Pro or Con Depending On Your Perspective
- Whilst it’s starting to loosen its shackles, Yokoteyama is an old-school Japanese ski resort. Don’t expect lots of English, and there are no western friendly services such as an international snowsports school.
- It is a really quiet and isolated corner of Shiga Kogen, so if you stay there you’ll need to dine at your hotel, and nightlife will consist of buying drinks out of the vending machine.
Yokoteyama Ski and Snowboard Terrain
Yokoteyama is mostly a long narrow ski area with 602 metres of vertical (1,705 to 2,307 metres) and 7 courses. It has 7 lifts although often only 3 consecutive lifts are usually running.
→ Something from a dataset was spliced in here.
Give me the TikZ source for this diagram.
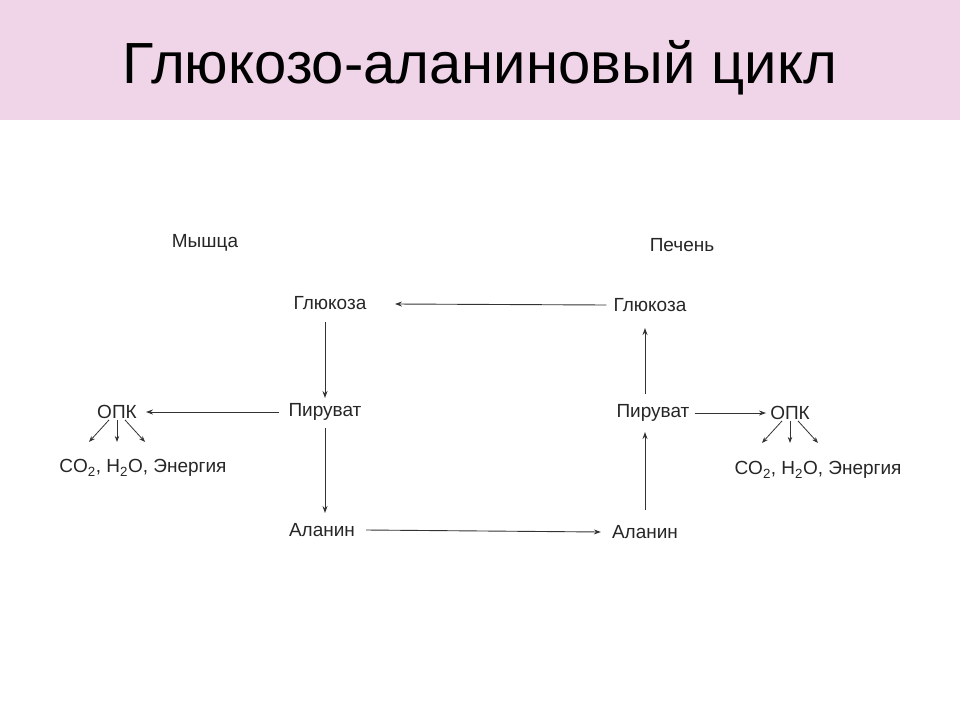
\documentclass[tikz,border=0pt]{standalone}
\usepackage{fontspec}
\setmainfont{Liberation Sans}
\usetikzlibrary{arrows.meta}
\definecolor{titlepink}{HTML}{F0D4E8}
\tikzset{
  lbl/.style={font=\fontsize{19}{21}\selectfont, text=black!85, inner sep=1pt},
  flow/.style={-{Stealth[length=7pt,width=5pt]}, line width=0.9pt, black!80},
  split/.style={-{Stealth[length=6pt,width=4.5pt]}, line width=0.8pt, black!80}
}
\begin{document}
\begin{tikzpicture}[x=1pt,y=-1pt]
\useasboundingbox (0,0) rectangle (960,720);
\fill[titlepink] (0,0) rectangle (960,120);
\node[font=\fontsize{58}{64}\selectfont] (title) at (480,68) {Глюкозо-аланиновый цикл};
\node[lbl] (muscle) at (205,243) {Мышца};
\node[lbl] (liver) at (682,245) {Печень};
\node[lbl] (glcL) at (330,303) {Глюкоза};
\node[lbl] (pyrL) at (325,412) {Пируват};
\node[lbl] (alaL) at (322,530) {Аланин};
\node[lbl] (glcR) at (650,305) {Глюкоза};
\node[lbl] (pyrR) at (653,413) {Пируват};
\node[lbl] (alaR) at (645,532) {Аланин};
\node[lbl] (opkL) at (117,412) {ОПК};
\node[lbl] (prodL) at (143,468) {CO\textsubscript{2}, H\textsubscript{2}O, Энергия};
\node[lbl] (opkR) at (790,413) {ОПК};
\node[lbl] (prodR) at (818,470) {CO\textsubscript{2}, H\textsubscript{2}O, Энергия};
% connectors
\coordinate (l1) at (325,322);
\coordinate (l2) at (325,398);
\coordinate (l3) at (325,428);
\coordinate (l4) at (325,513);
\coordinate (r1) at (645,510);
\coordinate (r2) at (645,432);
\coordinate (r3) at (645,394);
\coordinate (r4) at (645,328);
\draw[flow] (glcR.west) ++(-6,0) -- (395,304);
\draw[flow] (l1) -- (l2);
\draw[flow] (l3) -- (l4);
\draw[flow] ([xshift=-8pt]pyrL.west) -- ([xshift=8pt]opkL.east);
\draw[flow] ([xshift=10pt]alaL.east) -- ([xshift=-10pt]alaR.west);
\draw[flow] (r1) -- (r2);
\draw[flow] (r3) -- (r4);
\draw[flow] ([xshift=4pt]pyrR.east) -- ([xshift=-3pt]opkR.west);
\foreach \s in {L,R}{
  \draw[split] ([xshift=-8pt]opk\s.south) -- ++(-20,22);
  \draw[split] (opk\s.south) -- ++(0,22);
  \draw[split] ([xshift=8pt]opk\s.south) -- ++(20,22);
}
\end{tikzpicture}
\end{document}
The middle triple lift runs at a decent speed, whilst the base lift goes at snail’s pace, and the top double chair isn’t much better, or maybe it just feels that way because it’s often really cold. To ski the upper courses, you always need to take the upper two chair lifts, so it can feel very repetitive. There are a couple of single pizza box chair lifts that run up the lookers’ left of the ski area, although they only run them when they’re really busy which seems like never.
The upper courses don’t run the fall line of the lifts but instead meander round a bit, which is a shame because the fall line would make for some nice steep skiing. The two black runs are not particularly steep and can provide some ideal powder learning turns, although we’ve seen those runs closed a lot so you’ll need to decide whether you’re into rope limbo or not.
Off-piste has some potential for when there is lots of snow cover. Despite a little bit of glading, the trees are tight and the snow ghosts make the turns even more technical, so don’t head in there unless you’re an expert.
The top of Yokoteyama Ski Resort connects to the little Shibutoge Ski Resort.
Kumanyo Ski Resort connects to Yokoteyama via a cat track that lands at the base of the 2nd Sky Lift, and to return to Kumanyo you can walk down the road or head there off-piste.
With respect to lift passes, you can get an inexpensive ticket for just Yokote or pay a bit more for the Kumanoyu/Yokote/Shibutoge combo, and a little more again for a Shiga Kogen all-mountain pass.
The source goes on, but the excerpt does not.